Concrete is one of the most widely used building materials in the world, valued for its strength, affordability, and ability to be molded into nearly any shape. Once the mixture of cement, water, and aggregates is poured, it undergoes a chemical reaction that allows it to harden and gain strength. Unfinished concrete refers to the state of this material after it has fully cured but has not yet received any protective, aesthetic, or functional surface treatments. Treating the surface after this initial hardening process is necessary to protect the material from its environment and to make it suitable for daily use.
Defining Unfinished Concrete
The process that transforms the liquid mixture into a hard slab is called hydration, where the cement particles react chemically with the water to form strong bonds. For the material to achieve its maximum potential strength and durability, it requires a period of controlled curing to maintain adequate moisture and temperature. While the initial set happens quickly, concrete typically achieves around 98% of its specified strength within 28 days, which is the standard benchmark for full curing. Unfinished concrete is the state of the slab after this curing period, where the surface has only been leveled and troweled but remains untreated.
The term “finish” in this context does not refer to the initial leveling and smoothing work done by the concrete contractor. Rather, it describes any post-curing process that alters the surface integrity, appearance, or performance of the material. This raw state is common in utility rooms, basements, or new slab foundations that are awaiting the installation of carpet, tile, or other flooring systems. The surface of this raw material is a direct result of the hydration process and retains the inherent vulnerabilities of the porous cement structure.
Characteristics of Raw Concrete
Raw concrete possesses a high degree of porosity, meaning it is riddled with tiny interconnected capillaries and voids left by excess water that evaporated during the curing process. This structure causes the material to act like a sponge, readily absorbing moisture, spilled liquids, and chemicals. High permeability makes the material highly susceptible to staining, and in damp environments, it can lead to moisture migration, mold growth, and eventual deterioration from within.

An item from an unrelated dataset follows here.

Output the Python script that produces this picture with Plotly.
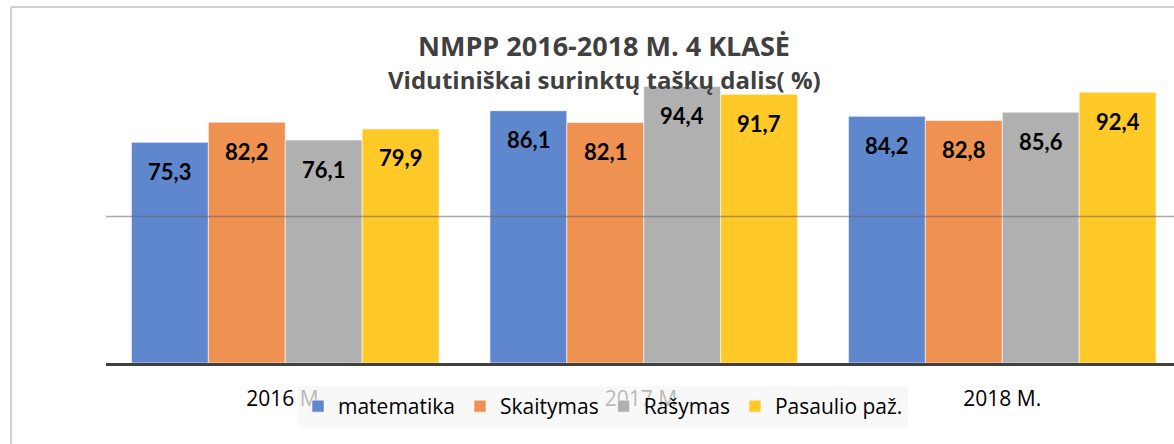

An untreated concrete surface is also vulnerable to a phenomenon known as dusting, which is the formation of a fine, chalky powder that easily rubs off the surface. This dust is caused by a weak surface layer, sometimes referred to as laitance, which is composed of fine cement particles that lack the durable bonds of the main slab. Dusting is a significant nuisance in residential or commercial settings, as it continuously releases fine particles into the air and onto surrounding objects.

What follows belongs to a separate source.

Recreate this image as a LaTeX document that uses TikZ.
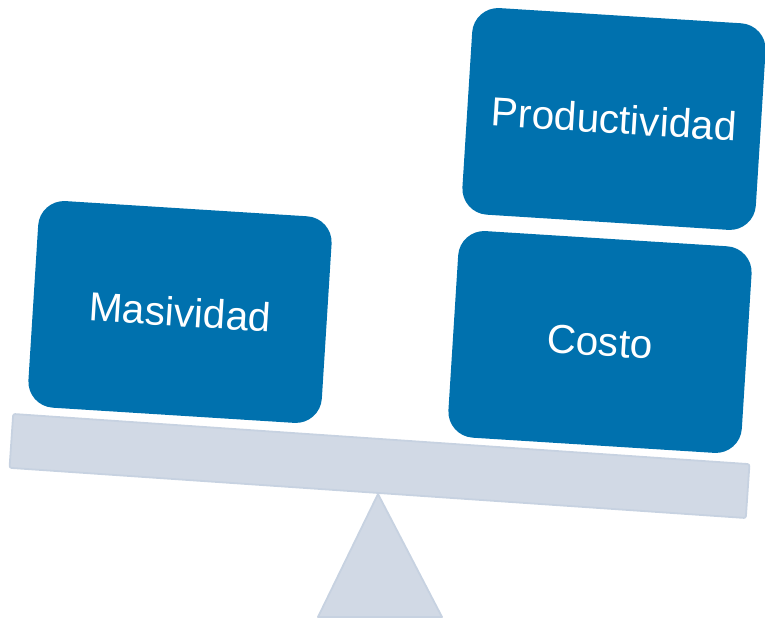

Without any treatment to harden or seal the top layer, the surface exhibits poor abrasion resistance and is easily damaged by traffic. Insufficient curing or a weak surface layer can result in a loss of surface durability, making the slab prone to scratching, chipping, and erosion under heavy foot traffic or the movement of tools and equipment. The lack of a protective barrier means that the material cannot withstand the demands of a high-use environment like a garage or warehouse floor.
Essential Steps to Finish Concrete
Finishing the concrete addresses these vulnerabilities by introducing a protective layer or mechanically altering the surface to create a denser, more durable material. One of the most common treatments involves the application of a sealer, which falls into two main categories: penetrating and topical. Penetrating sealers soak deep into the concrete’s pores, reacting chemically to form a hydrophobic barrier that repels water but still allows moisture vapor to escape. Topical sealers, conversely, form a physical film or barrier on the surface, offering superior resistance to surface stains and spills, often with the added benefit of providing a glossy or wet-look aesthetic.
For areas requiring extreme durability and chemical resistance, such as garages or workshops, heavy-duty coatings are often applied. These coatings, including epoxy and polyaspartic systems, form a thick, robust, and seamless barrier that is largely impervious to oil, gasoline, and other harsh chemicals. Polyaspartic coatings, a specialized type of aliphatic polyurea, are particularly valued for their rapid curing time and excellent UV stability, meaning they resist yellowing when exposed to sunlight. These coatings transform a weak, porous slab into a non-absorbent surface that can withstand high impact and heavy vehicle traffic.
A different approach to finishing is mechanical polishing, which involves using specialized grinding equipment with progressively finer abrasive pads to smooth the surface. This process removes the weak upper layer and densifies the remaining material, creating a smooth, highly durable, and low-maintenance floor. Polishing is often combined with a chemical densifier, which reacts with the free lime in the concrete to increase surface hardness and reduce porosity. This mechanical and chemical combination results in a long-lasting surface that resists dusting and can be maintained with simple cleaning.